Затем зашла речь о посылке с тою же целью в Варшаву Ягужинского*, но о личности его все толки решены были очень скоро в том смысле, что Ягужинский, как кутила, весьма часто доходящий до пьянства, ничего в Варшаве не сделает и, нагулявшись там вдоволь с поляками и позабавившись с хорошенькими польками, возвратится в Петербург ни с чем.
– И вы верите в искренность той цели, с которою посланы Девьер и Ягужинский? – спросил Рабутин, засмеявшись и обращаясь разом к обеим своим собеседницам. – Скажу вам, милостивые государыни, что в политике всегда запутывают дела и прикрывают их выдуманными предлогами.
– Как, например, была ваша поездка в Петербург, – перебила Волконская.
– Совершенно верно: я приехал сюда затем, чтобы передать поздравительные письма, а между тем должен вам сказать, что успел заключить весьма важный для моего государя союз с Россиею, о чем на днях и будет торжественно объявлено.
– Значит, теперь мы еще более сблизились с Австриею, – сказала Волконская, – для меня это очень приятно. Брат мой Алексей всегда сочувствовал венскому кабинету, так как он был предан великому князю; но Меншиков – этот негодный человек – при этом тоже торжествует! Вот что досадно! – добавила Волконская.

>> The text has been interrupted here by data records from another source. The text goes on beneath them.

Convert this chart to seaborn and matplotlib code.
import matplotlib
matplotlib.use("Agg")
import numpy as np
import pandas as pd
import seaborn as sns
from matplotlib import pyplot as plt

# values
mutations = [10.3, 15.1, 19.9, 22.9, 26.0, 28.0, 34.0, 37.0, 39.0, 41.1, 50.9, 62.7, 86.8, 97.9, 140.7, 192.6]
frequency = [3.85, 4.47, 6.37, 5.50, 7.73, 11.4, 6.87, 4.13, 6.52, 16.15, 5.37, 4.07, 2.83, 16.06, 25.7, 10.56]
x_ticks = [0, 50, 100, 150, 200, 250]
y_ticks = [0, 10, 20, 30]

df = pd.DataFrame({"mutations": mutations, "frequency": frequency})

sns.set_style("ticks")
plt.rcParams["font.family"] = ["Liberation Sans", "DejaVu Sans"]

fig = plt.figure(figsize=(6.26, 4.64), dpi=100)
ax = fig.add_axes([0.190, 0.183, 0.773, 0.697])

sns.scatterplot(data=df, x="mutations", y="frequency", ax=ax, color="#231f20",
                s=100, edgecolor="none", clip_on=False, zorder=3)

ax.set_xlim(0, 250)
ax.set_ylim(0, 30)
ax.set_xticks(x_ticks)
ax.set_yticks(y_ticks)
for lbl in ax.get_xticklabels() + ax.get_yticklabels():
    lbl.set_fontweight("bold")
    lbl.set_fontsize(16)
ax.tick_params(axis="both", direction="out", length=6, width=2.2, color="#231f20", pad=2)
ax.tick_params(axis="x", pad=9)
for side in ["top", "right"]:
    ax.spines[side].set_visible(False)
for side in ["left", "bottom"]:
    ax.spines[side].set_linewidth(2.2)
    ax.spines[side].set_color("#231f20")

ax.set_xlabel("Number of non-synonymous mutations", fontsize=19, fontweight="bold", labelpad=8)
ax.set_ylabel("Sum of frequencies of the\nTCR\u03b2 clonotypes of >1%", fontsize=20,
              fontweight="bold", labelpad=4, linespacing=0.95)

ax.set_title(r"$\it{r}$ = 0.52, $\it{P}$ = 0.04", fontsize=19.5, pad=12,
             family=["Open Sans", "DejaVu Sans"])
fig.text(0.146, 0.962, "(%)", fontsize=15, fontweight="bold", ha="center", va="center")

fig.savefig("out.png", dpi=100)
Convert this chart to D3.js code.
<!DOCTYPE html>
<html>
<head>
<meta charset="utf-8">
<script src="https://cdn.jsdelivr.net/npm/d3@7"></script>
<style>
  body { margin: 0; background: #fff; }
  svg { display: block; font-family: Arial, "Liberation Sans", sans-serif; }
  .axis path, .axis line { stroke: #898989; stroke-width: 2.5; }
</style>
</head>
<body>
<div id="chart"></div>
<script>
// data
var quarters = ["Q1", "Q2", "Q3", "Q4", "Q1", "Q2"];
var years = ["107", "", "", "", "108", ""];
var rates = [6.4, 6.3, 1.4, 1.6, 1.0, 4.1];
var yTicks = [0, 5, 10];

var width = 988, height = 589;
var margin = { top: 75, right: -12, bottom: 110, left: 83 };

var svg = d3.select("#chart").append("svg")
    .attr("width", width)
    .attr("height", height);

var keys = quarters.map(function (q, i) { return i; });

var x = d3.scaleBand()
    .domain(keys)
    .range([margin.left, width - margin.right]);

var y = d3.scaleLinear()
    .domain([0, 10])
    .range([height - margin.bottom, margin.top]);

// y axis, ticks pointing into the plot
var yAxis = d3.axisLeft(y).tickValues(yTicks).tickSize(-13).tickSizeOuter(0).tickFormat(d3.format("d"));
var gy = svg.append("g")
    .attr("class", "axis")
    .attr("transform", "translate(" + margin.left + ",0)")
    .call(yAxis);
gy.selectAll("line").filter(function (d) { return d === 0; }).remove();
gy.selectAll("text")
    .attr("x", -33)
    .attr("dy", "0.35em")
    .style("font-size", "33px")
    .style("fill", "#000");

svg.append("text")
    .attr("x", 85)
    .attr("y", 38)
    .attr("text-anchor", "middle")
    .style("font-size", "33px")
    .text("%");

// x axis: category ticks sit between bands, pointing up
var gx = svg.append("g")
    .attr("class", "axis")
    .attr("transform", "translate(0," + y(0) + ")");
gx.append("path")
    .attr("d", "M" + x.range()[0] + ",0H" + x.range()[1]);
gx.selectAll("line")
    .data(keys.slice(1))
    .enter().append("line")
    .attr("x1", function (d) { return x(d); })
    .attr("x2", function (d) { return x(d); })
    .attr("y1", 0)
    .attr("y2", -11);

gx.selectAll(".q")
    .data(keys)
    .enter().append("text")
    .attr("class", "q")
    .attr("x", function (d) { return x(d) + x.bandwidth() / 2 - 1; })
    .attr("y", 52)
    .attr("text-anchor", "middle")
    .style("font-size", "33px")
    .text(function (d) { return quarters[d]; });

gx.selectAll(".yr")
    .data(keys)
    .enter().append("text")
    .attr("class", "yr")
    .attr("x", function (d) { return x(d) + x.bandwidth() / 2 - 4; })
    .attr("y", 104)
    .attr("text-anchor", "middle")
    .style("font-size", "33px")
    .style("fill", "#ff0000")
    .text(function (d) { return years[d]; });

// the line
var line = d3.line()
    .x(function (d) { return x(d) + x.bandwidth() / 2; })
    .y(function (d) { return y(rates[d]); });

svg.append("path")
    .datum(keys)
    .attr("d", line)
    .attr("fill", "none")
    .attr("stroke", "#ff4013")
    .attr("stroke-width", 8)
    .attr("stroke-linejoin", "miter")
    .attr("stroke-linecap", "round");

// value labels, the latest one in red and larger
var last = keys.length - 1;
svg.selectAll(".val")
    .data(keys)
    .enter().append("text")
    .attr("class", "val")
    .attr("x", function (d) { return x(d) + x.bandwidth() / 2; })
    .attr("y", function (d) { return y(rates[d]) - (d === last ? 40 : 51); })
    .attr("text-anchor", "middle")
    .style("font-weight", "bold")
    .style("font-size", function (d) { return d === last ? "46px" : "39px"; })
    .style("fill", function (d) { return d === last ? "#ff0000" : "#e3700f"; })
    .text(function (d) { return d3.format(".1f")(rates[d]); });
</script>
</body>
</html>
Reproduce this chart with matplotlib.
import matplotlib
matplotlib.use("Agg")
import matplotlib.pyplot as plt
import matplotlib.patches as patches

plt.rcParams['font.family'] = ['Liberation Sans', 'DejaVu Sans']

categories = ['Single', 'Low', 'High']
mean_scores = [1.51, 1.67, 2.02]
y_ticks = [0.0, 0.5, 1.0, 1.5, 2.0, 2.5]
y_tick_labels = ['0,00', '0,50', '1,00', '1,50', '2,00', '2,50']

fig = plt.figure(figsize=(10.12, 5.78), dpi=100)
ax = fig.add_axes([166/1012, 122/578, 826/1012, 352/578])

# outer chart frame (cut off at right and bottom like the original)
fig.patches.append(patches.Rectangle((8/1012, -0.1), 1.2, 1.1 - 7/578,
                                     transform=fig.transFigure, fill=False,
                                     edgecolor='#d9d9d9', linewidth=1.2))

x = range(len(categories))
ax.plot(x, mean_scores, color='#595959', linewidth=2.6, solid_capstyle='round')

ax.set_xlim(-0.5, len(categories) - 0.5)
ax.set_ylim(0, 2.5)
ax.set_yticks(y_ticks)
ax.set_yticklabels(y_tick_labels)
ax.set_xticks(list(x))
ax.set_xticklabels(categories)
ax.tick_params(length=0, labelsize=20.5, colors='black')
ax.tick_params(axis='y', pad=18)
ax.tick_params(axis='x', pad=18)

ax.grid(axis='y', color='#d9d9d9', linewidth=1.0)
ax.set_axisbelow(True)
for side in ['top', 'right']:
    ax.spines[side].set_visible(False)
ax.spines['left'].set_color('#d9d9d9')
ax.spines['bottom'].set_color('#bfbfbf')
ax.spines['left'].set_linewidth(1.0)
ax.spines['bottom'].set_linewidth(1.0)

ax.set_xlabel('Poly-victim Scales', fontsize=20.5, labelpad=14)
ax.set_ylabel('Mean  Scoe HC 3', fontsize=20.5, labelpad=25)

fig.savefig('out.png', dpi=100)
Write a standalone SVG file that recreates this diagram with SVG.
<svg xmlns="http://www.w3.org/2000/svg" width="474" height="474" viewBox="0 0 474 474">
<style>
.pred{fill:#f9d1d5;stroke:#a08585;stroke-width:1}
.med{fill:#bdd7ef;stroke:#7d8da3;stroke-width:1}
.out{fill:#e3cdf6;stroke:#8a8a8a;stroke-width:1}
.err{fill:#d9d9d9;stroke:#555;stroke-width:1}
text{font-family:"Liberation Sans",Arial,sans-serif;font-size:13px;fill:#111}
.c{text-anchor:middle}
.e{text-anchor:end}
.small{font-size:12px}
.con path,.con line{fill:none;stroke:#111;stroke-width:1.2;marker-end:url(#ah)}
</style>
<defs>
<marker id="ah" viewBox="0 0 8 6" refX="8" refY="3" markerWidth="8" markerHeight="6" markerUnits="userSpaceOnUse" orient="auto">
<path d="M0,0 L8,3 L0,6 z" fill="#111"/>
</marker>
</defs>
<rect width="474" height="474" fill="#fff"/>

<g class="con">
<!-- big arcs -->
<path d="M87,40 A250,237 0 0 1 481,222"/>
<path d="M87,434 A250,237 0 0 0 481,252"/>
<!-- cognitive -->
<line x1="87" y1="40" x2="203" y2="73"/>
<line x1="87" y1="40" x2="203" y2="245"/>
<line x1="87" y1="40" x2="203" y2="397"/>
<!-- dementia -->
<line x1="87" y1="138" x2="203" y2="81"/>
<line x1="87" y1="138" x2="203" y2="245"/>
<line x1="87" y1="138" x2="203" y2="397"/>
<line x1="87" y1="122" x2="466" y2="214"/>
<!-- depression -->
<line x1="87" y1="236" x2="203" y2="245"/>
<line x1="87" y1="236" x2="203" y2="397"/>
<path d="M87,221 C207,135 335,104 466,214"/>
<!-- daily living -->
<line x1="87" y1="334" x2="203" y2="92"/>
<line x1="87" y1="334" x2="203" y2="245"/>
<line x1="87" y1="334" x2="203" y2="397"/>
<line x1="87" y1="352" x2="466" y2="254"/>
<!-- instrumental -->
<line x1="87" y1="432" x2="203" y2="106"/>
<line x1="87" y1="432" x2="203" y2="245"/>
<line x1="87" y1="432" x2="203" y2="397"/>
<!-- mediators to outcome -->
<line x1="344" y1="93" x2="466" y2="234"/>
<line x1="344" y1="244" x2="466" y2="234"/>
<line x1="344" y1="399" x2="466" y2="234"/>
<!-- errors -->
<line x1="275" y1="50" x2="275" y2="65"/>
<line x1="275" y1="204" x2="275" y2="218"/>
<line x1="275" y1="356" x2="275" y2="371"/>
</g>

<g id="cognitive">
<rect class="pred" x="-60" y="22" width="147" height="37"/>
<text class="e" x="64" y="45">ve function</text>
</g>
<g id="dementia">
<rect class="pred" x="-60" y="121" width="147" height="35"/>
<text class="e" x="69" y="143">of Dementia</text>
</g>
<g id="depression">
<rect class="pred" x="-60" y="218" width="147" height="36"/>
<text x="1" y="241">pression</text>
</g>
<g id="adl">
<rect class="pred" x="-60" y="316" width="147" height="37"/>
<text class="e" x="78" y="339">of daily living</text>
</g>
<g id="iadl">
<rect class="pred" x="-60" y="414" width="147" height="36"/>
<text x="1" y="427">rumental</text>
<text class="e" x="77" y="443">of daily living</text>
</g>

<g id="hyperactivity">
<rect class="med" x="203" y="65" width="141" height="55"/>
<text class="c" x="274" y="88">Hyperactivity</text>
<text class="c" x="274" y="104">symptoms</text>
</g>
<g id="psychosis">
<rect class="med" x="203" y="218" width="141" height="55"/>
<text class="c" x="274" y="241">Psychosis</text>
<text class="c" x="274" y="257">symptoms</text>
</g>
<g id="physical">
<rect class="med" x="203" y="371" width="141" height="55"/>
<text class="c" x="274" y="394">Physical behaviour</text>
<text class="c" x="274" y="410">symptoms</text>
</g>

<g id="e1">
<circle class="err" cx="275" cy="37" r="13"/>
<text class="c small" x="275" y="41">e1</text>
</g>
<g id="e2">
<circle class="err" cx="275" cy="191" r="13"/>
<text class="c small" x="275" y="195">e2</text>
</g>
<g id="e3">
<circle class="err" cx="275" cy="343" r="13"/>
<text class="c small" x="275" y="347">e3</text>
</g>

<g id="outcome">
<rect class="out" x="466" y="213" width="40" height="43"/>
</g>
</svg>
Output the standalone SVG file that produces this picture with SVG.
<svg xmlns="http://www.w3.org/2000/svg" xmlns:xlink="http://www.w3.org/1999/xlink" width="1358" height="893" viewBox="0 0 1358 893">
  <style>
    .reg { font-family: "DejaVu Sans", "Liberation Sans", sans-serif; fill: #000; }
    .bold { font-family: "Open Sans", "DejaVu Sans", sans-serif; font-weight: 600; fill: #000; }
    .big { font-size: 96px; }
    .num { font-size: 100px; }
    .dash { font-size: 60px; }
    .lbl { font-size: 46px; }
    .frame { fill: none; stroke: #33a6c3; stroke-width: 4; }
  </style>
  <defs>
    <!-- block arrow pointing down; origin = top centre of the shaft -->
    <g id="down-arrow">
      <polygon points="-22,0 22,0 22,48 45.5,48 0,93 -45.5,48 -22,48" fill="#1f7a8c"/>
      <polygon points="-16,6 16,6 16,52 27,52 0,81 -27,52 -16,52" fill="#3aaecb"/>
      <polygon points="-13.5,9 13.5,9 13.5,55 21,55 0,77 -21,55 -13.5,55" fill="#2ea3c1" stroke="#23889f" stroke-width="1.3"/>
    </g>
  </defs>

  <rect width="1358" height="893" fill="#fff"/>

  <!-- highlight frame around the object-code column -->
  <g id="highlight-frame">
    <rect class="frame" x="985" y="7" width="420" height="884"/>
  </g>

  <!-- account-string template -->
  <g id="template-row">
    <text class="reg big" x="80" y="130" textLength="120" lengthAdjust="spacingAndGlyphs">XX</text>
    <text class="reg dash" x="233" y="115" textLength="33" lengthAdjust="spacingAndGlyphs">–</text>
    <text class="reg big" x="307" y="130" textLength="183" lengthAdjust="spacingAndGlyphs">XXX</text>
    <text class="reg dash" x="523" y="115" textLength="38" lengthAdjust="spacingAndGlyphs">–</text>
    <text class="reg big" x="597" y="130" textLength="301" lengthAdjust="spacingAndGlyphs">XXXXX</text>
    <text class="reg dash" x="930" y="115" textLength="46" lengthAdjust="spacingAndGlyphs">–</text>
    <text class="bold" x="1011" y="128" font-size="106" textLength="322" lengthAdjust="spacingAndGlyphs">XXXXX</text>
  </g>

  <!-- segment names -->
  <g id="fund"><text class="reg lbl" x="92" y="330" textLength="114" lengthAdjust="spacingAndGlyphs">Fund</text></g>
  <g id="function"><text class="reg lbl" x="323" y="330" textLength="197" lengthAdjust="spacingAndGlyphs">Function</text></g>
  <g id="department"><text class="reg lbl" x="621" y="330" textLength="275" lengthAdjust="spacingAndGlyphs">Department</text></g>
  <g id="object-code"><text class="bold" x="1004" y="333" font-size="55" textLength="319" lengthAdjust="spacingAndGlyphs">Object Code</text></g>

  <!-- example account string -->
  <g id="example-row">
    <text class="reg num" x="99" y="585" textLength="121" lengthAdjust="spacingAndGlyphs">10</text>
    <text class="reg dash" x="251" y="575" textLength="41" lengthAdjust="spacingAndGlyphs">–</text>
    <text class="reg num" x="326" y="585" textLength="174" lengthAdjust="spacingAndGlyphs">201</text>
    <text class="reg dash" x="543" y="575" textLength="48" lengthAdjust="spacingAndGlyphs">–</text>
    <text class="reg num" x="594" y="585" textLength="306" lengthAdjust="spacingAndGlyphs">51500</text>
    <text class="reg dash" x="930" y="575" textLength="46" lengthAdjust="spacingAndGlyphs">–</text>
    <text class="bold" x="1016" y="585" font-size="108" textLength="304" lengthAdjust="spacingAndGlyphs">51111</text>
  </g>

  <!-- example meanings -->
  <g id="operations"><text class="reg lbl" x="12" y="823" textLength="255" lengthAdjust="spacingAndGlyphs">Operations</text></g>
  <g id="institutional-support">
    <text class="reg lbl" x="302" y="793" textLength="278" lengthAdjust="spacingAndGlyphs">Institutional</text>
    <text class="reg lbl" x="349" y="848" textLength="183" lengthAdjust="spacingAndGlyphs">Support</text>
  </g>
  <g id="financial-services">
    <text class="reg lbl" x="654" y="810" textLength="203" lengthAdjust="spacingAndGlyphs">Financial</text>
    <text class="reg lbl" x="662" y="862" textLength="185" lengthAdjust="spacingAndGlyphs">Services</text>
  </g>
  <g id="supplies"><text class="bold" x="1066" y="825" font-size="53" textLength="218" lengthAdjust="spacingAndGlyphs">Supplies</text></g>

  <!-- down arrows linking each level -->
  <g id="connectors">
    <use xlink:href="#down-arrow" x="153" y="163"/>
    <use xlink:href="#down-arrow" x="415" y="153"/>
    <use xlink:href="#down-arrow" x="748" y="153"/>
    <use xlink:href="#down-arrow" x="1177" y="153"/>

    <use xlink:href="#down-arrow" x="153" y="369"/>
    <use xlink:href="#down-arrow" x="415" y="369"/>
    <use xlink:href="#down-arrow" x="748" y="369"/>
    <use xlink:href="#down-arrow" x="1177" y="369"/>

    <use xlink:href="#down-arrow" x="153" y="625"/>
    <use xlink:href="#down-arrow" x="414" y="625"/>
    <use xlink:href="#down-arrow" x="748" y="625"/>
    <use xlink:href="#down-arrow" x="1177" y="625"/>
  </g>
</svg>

– Но будет ли его торжество продолжительно, – загадочно сказал Рабутин. – В скором времени все может измениться. Здоровье императрицы слишком ненадежно. Нужно только заблаговременно утвердить наследие престола за великим князем, а с Меншиковым, после кончины царицы, не трудно будет сладить. У него множество врагов, и падение его будет встречено с радостью. Вы, княгиня, – добавил он, обращаясь к Долгоруковой, – можете отчасти посодействовать этому: брат вашего мужа может, если сумеет, установить свое влияние над будущим императором. Займитесь этим делом.
XIX
В начале 1727 года стали ходить в Петербурге толки не только о том, что здоровье императрицы плохо, но что, по отзыву врачей, болезнь ее принимает опасный оборот. Слухи эти тревожили некоторые иностранные кабинеты, и в особенности лиц, близких ко двору Екатерины. Если для Австрии по более или менее косвенным расчетам и при неопределенном будущем важно было, чтобы в России воцарился великий князь Петр Алексеевич, то для Дании это было еще важнее, так как вступление его на престол обеспечивало ей мирные отношения России. Для Петра, не связанного ни родством и никакими обязательствами с Голштинским домом, было решительно все равно, получит ли этот дом обратно свои владения, отнятые королем датским, или останется ни при чем. Совсем иного хода дел должна была ожидать Дания, если бы Екатерина распорядилась так, чтобы после ее смерти русская корона перешла к ее старшей дочери Анне Петровне, бывшей в супружестве с герцогом Голштинским. В таком случае копенгагенский кабинет видел неизбежную войну с Россиею, которая требовала и продолжала бы требовать восстановления владетельных прав Голштинского герцога. По этим вполне очевидным соображениям датский посланник в Петербурге, граф Вестфален, действовал в союзе с графом Рабутиным, с целью устранить влияние голштинцев, которые, благодаря любви и доброжелательству императрицы к их герцогу, ее зятю, начали уже все более и более распоряжаться в России, возбуждая против себя ропот в среде русских. Но предположенный брак княжны Марии Александровны Меншиковой с будущим императором страшил, безусловно, всех русских, и в ненависти к нему соединились обе придворные партии, так что и желавшие воцарения Петра II были заклятыми врагами Меншикова.
Уже несколько дней цесаревна Елизавета Петровна была чрезвычайно задумчива. Прежняя ее беззаботность и веселость вдруг исчезли; уже не слышалось более ее веселого смеха, и из резвой хохотушки она сделалась молчаливой и печальной. Теперь ее огорчала невозможность брака с Морицем, и тяжело ей было, что утрачивалась всякая надежда на встречу с графом Саксонским, о котором она так восторженно мечтала, так как князь Меншиков не позволил бы ему явиться в Петербург. Тревожила ее еще и собственная ее участь. До нее доходили угрозы «светлейшего» выслать герцога и герцогиню из России, а угрозы его обыкновенно оканчивались не только одними словами, но исполнялись на деле.